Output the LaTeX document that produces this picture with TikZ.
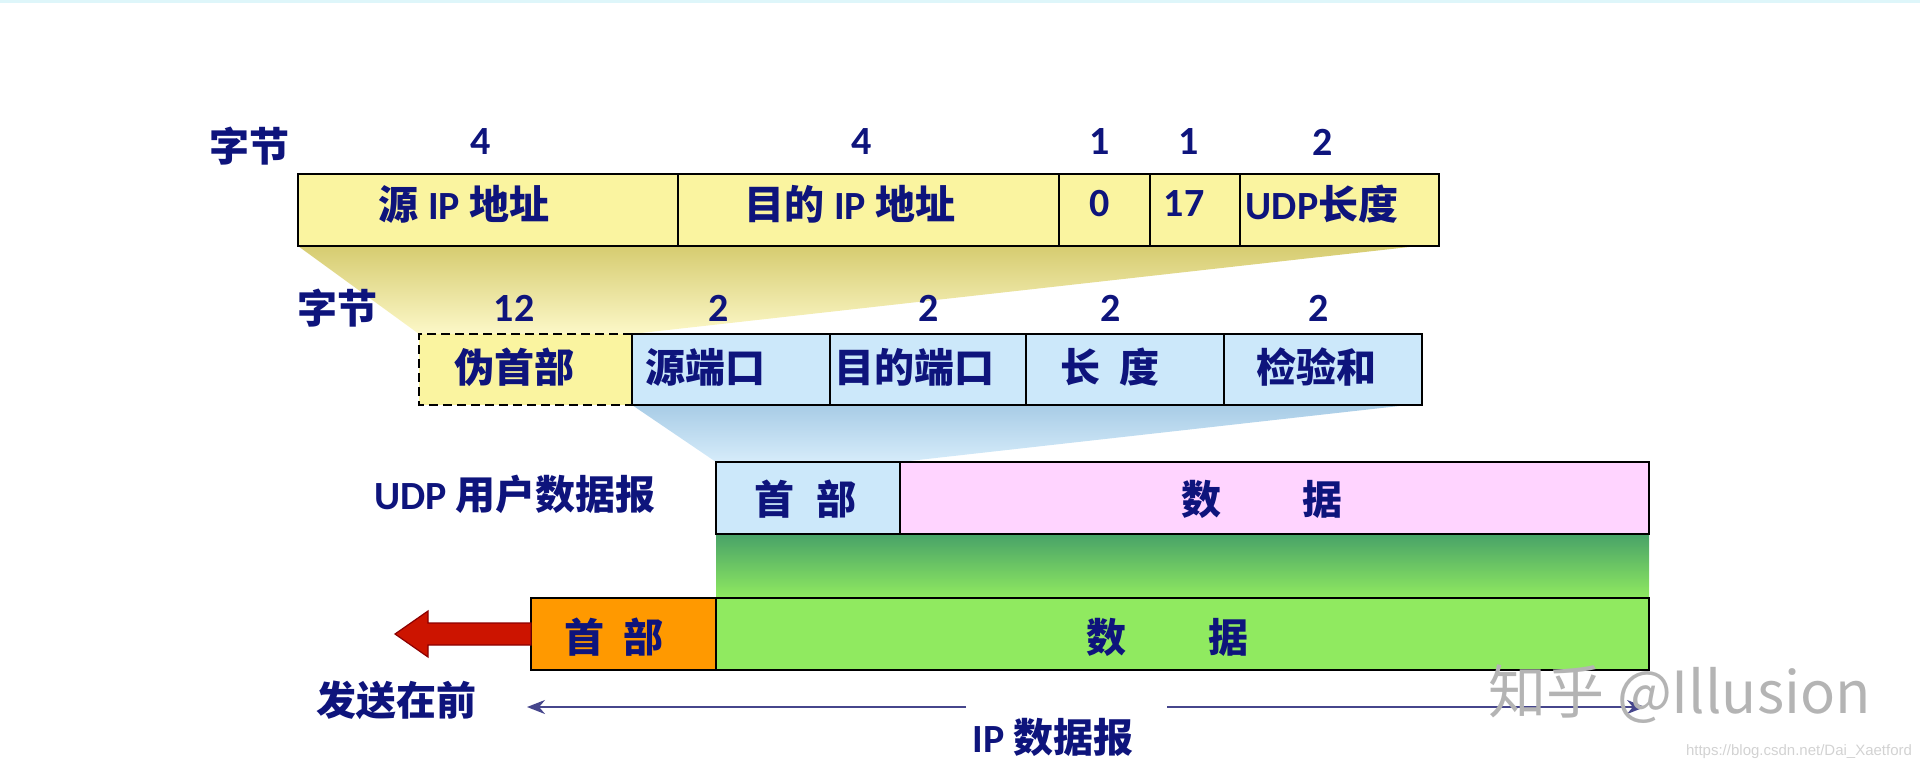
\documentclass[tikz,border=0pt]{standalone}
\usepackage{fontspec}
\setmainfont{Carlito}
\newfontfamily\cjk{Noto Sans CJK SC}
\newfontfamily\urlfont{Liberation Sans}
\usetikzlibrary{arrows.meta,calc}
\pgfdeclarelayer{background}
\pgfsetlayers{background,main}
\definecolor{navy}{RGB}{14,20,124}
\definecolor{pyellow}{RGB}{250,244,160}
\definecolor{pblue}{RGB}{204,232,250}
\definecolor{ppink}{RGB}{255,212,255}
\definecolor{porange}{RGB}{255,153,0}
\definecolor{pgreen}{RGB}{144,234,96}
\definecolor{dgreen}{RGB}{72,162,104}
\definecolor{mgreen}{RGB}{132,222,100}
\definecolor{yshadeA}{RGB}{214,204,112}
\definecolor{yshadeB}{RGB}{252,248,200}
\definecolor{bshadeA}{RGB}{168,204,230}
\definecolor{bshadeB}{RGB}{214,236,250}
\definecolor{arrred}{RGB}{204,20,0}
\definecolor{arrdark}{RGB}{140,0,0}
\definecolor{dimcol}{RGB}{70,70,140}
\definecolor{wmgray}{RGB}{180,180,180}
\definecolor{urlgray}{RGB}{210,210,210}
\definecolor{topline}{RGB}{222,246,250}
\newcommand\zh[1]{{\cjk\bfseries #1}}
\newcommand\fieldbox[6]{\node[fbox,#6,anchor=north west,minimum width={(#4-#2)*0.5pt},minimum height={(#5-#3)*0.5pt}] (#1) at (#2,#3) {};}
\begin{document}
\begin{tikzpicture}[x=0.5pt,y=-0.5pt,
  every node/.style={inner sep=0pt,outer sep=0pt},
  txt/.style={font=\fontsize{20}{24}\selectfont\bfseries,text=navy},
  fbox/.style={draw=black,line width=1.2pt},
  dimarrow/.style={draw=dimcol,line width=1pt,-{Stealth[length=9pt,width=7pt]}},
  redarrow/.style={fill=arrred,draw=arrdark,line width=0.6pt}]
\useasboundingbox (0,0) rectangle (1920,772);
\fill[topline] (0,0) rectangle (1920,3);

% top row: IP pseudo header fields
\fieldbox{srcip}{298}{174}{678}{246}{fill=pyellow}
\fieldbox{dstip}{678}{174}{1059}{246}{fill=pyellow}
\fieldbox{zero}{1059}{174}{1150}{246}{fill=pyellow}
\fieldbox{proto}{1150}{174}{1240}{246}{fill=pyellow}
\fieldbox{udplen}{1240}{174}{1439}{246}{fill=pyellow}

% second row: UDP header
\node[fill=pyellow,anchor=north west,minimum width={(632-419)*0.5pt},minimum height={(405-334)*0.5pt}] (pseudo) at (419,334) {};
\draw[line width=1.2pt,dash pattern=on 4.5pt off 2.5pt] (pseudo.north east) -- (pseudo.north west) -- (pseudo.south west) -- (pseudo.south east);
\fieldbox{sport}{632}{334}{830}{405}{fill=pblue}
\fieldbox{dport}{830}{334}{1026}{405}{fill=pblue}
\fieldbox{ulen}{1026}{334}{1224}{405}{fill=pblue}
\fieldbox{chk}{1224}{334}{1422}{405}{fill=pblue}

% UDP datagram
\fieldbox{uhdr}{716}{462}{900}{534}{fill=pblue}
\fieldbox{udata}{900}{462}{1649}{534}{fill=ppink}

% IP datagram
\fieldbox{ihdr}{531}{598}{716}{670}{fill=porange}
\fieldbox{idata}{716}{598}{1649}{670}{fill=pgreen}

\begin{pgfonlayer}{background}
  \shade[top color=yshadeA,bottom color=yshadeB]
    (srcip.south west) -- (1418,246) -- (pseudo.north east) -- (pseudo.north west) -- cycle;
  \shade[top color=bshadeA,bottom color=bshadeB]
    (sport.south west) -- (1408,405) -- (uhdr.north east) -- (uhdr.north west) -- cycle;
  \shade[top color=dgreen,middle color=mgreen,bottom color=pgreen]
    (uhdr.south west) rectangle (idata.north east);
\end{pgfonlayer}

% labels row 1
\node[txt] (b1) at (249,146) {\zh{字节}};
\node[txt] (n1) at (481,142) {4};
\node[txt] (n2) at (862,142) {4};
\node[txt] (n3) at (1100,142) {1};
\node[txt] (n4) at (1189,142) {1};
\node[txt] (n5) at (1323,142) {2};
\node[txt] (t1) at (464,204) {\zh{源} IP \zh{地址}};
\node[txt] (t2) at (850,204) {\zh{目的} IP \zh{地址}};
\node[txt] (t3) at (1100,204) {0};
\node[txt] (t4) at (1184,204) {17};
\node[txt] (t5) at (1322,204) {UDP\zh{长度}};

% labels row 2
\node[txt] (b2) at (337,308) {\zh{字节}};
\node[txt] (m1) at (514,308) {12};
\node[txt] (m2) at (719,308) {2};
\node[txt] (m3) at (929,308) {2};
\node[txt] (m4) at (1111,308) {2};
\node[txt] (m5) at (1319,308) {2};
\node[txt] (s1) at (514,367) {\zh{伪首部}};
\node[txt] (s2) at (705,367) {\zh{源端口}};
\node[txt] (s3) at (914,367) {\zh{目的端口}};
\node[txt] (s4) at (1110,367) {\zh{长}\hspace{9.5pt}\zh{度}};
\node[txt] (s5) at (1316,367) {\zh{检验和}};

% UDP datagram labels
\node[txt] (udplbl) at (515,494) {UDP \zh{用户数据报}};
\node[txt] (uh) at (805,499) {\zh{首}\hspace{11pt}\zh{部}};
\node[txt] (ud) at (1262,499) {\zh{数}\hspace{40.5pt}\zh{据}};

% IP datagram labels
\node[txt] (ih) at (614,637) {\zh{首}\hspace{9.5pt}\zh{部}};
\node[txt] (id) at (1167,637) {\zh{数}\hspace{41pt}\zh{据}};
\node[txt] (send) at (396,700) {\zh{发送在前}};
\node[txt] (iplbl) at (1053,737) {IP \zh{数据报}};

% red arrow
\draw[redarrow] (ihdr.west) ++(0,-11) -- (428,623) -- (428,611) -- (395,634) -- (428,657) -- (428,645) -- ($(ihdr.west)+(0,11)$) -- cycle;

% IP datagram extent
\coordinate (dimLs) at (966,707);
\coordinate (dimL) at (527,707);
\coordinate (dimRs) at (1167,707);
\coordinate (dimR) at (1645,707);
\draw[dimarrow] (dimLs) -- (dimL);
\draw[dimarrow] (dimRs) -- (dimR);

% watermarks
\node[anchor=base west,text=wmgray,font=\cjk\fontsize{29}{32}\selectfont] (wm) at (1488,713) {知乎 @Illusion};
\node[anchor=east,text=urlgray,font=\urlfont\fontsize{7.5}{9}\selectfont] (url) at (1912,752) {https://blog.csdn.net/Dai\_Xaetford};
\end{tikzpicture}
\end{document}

WHAT TO PRODUCE:
Every line of the material is to be quoted exactly, with no pictures carried over.

WRITTEN ANSWER:
Output the LaTeX document that produces this picture with TikZ.
\documentclass[tikz,border=0pt]{standalone}
\usepackage{fontspec}
\setmainfont{Carlito}
\newfontfamily\cjk{Noto Sans CJK SC}
\newfontfamily\urlfont{Liberation Sans}
\usetikzlibrary{arrows.meta,calc}
\pgfdeclarelayer{background}
\pgfsetlayers{background,main}
\definecolor{navy}{RGB}{14,20,124}
\definecolor{pyellow}{RGB}{250,244,160}
\definecolor{pblue}{RGB}{204,232,250}
\definecolor{ppink}{RGB}{255,212,255}
\definecolor{porange}{RGB}{255,153,0}
\definecolor{pgreen}{RGB}{144,234,96}
\definecolor{dgreen}{RGB}{72,162,104}
\definecolor{mgreen}{RGB}{132,222,100}
\definecolor{yshadeA}{RGB}{214,204,112}
\definecolor{yshadeB}{RGB}{252,248,200}
\definecolor{bshadeA}{RGB}{168,204,230}
\definecolor{bshadeB}{RGB}{214,236,250}
\definecolor{arrred}{RGB}{204,20,0}
\definecolor{arrdark}{RGB}{140,0,0}
\definecolor{dimcol}{RGB}{70,70,140}
\definecolor{wmgray}{RGB}{180,180,180}
\definecolor{urlgray}{RGB}{210,210,210}
\definecolor{topline}{RGB}{222,246,250}
\newcommand\zh[1]{{\cjk\bfseries #1}}
\newcommand\fieldbox[6]{\node[fbox,#6,anchor=north west,minimum width={(#4-#2)*0.5pt},minimum height={(#5-#3)*0.5pt}] (#1) at (#2,#3) {};}
\begin{document}
\begin{tikzpicture}[x=0.5pt,y=-0.5pt,
  every node/.style={inner sep=0pt,outer sep=0pt},
  txt/.style={font=\fontsize{20}{24}\selectfont\bfseries,text=navy},
  fbox/.style={draw=black,line width=1.2pt},
  dimarrow/.style={draw=dimcol,line width=1pt,-{Stealth[length=9pt,width=7pt]}},
  redarrow/.style={fill=arrred,draw=arrdark,line width=0.6pt}]
\useasboundingbox (0,0) rectangle (1920,772);
\fill[topline] (0,0) rectangle (1920,3);

% top row: IP pseudo header fields
\fieldbox{srcip}{298}{174}{678}{246}{fill=pyellow}
\fieldbox{dstip}{678}{174}{1059}{246}{fill=pyellow}
\fieldbox{zero}{1059}{174}{1150}{246}{fill=pyellow}
\fieldbox{proto}{1150}{174}{1240}{246}{fill=pyellow}
\fieldbox{udplen}{1240}{174}{1439}{246}{fill=pyellow}

% second row: UDP header
\node[fill=pyellow,anchor=north west,minimum width={(632-419)*0.5pt},minimum height={(405-334)*0.5pt}] (pseudo) at (419,334) {};
\draw[line width=1.2pt,dash pattern=on 4.5pt off 2.5pt] (pseudo.north east) -- (pseudo.north west) -- (pseudo.south west) -- (pseudo.south east);
\fieldbox{sport}{632}{334}{830}{405}{fill=pblue}
\fieldbox{dport}{830}{334}{1026}{405}{fill=pblue}
\fieldbox{ulen}{1026}{334}{1224}{405}{fill=pblue}
\fieldbox{chk}{1224}{334}{1422}{405}{fill=pblue}

% UDP datagram
\fieldbox{uhdr}{716}{462}{900}{534}{fill=pblue}
\fieldbox{udata}{900}{462}{1649}{534}{fill=ppink}

% IP datagram
\fieldbox{ihdr}{531}{598}{716}{670}{fill=porange}
\fieldbox{idata}{716}{598}{1649}{670}{fill=pgreen}

\begin{pgfonlayer}{background}
  \shade[top color=yshadeA,bottom color=yshadeB]
    (srcip.south west) -- (1418,246) -- (pseudo.north east) -- (pseudo.north west) -- cycle;
  \shade[top color=bshadeA,bottom color=bshadeB]
    (sport.south west) -- (1408,405) -- (uhdr.north east) -- (uhdr.north west) -- cycle;
  \shade[top color=dgreen,middle color=mgreen,bottom color=pgreen]
    (uhdr.south west) rectangle (idata.north east);
\end{pgfonlayer}

% labels row 1
\node[txt] (b1) at (249,146) {\zh{字节}};
\node[txt] (n1) at (481,142) {4};
\node[txt] (n2) at (862,142) {4};
\node[txt] (n3) at (1100,142) {1};
\node[txt] (n4) at (1189,142) {1};
\node[txt] (n5) at (1323,142) {2};
\node[txt] (t1) at (464,204) {\zh{源} IP \zh{地址}};
\node[txt] (t2) at (850,204) {\zh{目的} IP \zh{地址}};
\node[txt] (t3) at (1100,204) {0};
\node[txt] (t4) at (1184,204) {17};
\node[txt] (t5) at (1322,204) {UDP\zh{长度}};

% labels row 2
\node[txt] (b2) at (337,308) {\zh{字节}};
\node[txt] (m1) at (514,308) {12};
\node[txt] (m2) at (719,308) {2};
\node[txt] (m3) at (929,308) {2};
\node[txt] (m4) at (1111,308) {2};
\node[txt] (m5) at (1319,308) {2};
\node[txt] (s1) at (514,367) {\zh{伪首部}};
\node[txt] (s2) at (705,367) {\zh{源端口}};
\node[txt] (s3) at (914,367) {\zh{目的端口}};
\node[txt] (s4) at (1110,367) {\zh{长}\hspace{9.5pt}\zh{度}};
\node[txt] (s5) at (1316,367) {\zh{检验和}};

% UDP datagram labels
\node[txt] (udplbl) at (515,494) {UDP \zh{用户数据报}};
\node[txt] (uh) at (805,499) {\zh{首}\hspace{11pt}\zh{部}};
\node[txt] (ud) at (1262,499) {\zh{数}\hspace{40.5pt}\zh{据}};

% IP datagram labels
\node[txt] (ih) at (614,637) {\zh{首}\hspace{9.5pt}\zh{部}};
\node[txt] (id) at (1167,637) {\zh{数}\hspace{41pt}\zh{据}};
\node[txt] (send) at (396,700) {\zh{发送在前}};
\node[txt] (iplbl) at (1053,737) {IP \zh{数据报}};

% red arrow
\draw[redarrow] (ihdr.west) ++(0,-11) -- (428,623) -- (428,611) -- (395,634) -- (428,657) -- (428,645) -- ($(ihdr.west)+(0,11)$) -- cycle;

% IP datagram extent
\coordinate (dimLs) at (966,707);
\coordinate (dimL) at (527,707);
\coordinate (dimRs) at (1167,707);
\coordinate (dimR) at (1645,707);
\draw[dimarrow] (dimLs) -- (dimL);
\draw[dimarrow] (dimRs) -- (dimR);

% watermarks
\node[anchor=base west,text=wmgray,font=\cjk\fontsize{29}{32}\selectfont] (wm) at (1488,713) {知乎 @Illusion};
\node[anchor=east,text=urlgray,font=\urlfont\fontsize{7.5}{9}\selectfont] (url) at (1912,752) {https://blog.csdn.net/Dai\_Xaetford};
\end{tikzpicture}
\end{document}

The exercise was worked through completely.